It’s a simple fact that ridesharing adds to traffic congestion, but solving the issue is less black and white. Part of the challenge lies in the fact that policymakers have tied their own hands when it comes to regulation.
Uber and Lyft owe their great popularity to customer-friendly features such as short waiting times, low fares and the convenience of hailing a cab and paying by smartphone.
But with these virtues come multiple drawbacks, which state and local officials are struggling to deal with.

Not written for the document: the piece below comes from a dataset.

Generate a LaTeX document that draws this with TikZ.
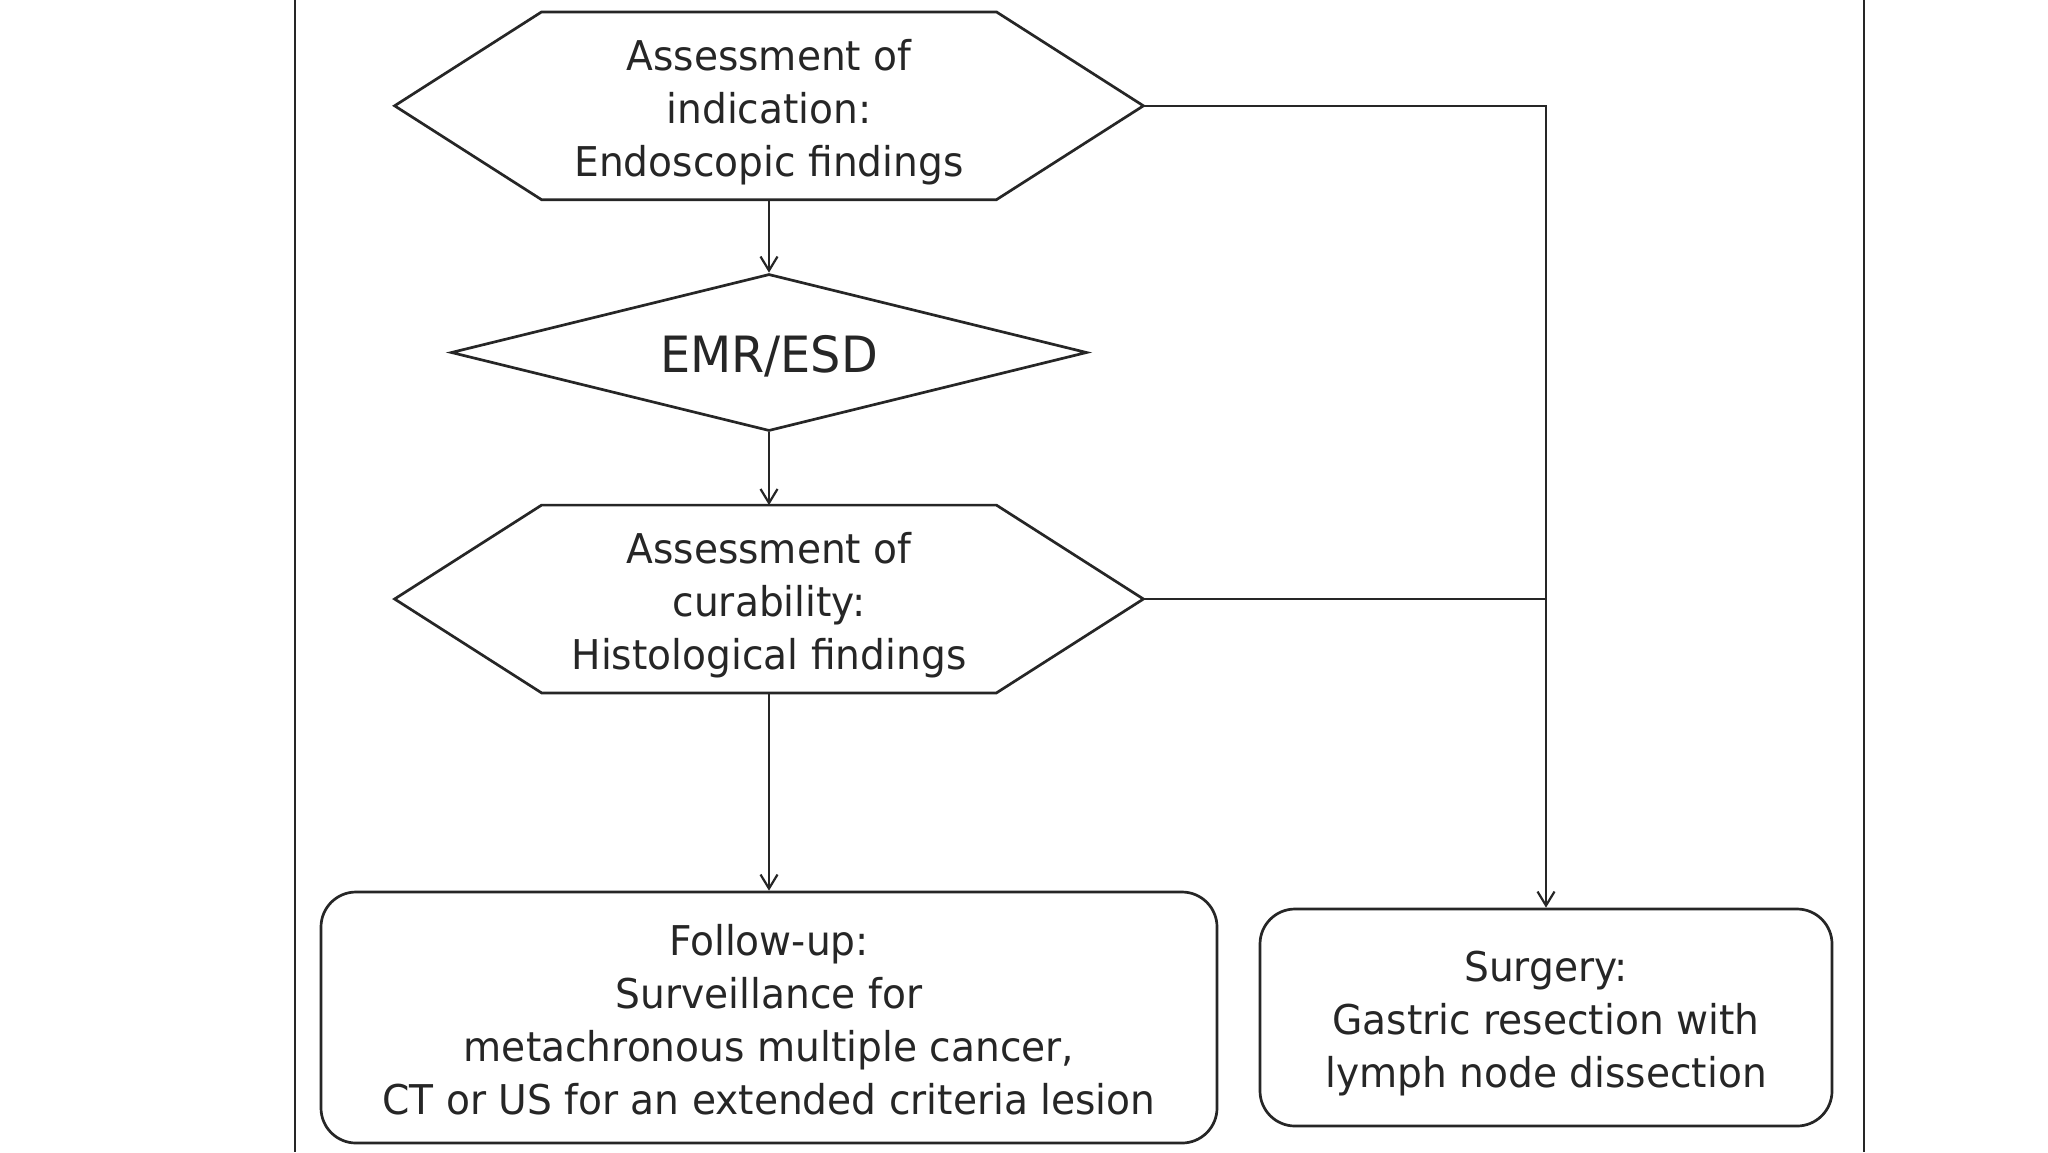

Recent studies have found that when Uber and Lyft enter a market, their fleets are more polluting than autos on average, contribute to more traffic congestion particularly in the central cities, undermine public transit systems and devastate the local taxi industry. The ride-hailing firms say that some studies have come to opposite conclusions or that those impacts are outweighed by the advantages they bring to local transportation markets.
Yet government regulators have been hard-pressed to combat these problems, partially because they’ve tied their own hands.
“We’ve let them do what they want,” Paul Koretz, a Los Angeles councilman who has been concerned about the firms’ effect on taxi services, told me.
The issue is especially acute in California, where the Public Utilities Commission took the initiative in 2013 of carving out a separate regulatory regime for the ride-hailing industry, categorized as “transportation network companies.”
That forestalled local initiatives to equalize ride-hailing regulations with those of taxis. Cabdrivers are generally subject to more stringent background checks and vehicle inspections than ride-hailing drivers.
But the PUC has had difficulty overseeing the new industry, as commission President Michael Picker, who took office after the PUC’s action, later acknowledged, calling ride-hail regulation not “something we can do effectively.”
Let’s take a look at the key impacts confronting state and local officials when Uber, Lyft and other such services come into their markets.
Start with congestion. A study by Gregory D. Erhardt and colleagues at the University of Kentucky in conjunction with the city of San Francisco found that average speed within the city decreased to 22.2 miles per hour in 2016 from 25.6 mph in 2010, and that “vehicle hours of delay” increased by 63% in that period.
Although there were myriad contributors to the change, including population and employment growth, the researchers blamed it chiefly on the entry of the ride-sharing firms. The worst increase in congestion occurred in the central business district, where Uber, Lyft and other services were prevalent.
Most trips on those services “are adding new cars to the road,” they found. Most ride-hail drivers, moreover, lived outside San Francisco, so their commute into the city was another factor.
A similar trend showed up in New York City, where Uber, Lyft and other app-based services added 50,000 vehicles to the roads, according to a study by transportation consultant Bruce Schaller.
The arrival of ride-hailing services in a city is generally accompanied by a decline in mass transit. Studies of public transit ridership in major cities published last year by Erhardt’s team concluded that once the services arrive in a market, rail ridership declines by an average of 1.3% and bus ridership by 1.7%.
The effect “builds with each passing year,” the researchers found, to the point where even significant expansion of transit systems isn’t enough to reverse the decline; after eight years, transit systems would have to expand service by 25% just to keep ridership from falling. “Transit agencies are fighting an uphill battle,” they wrote.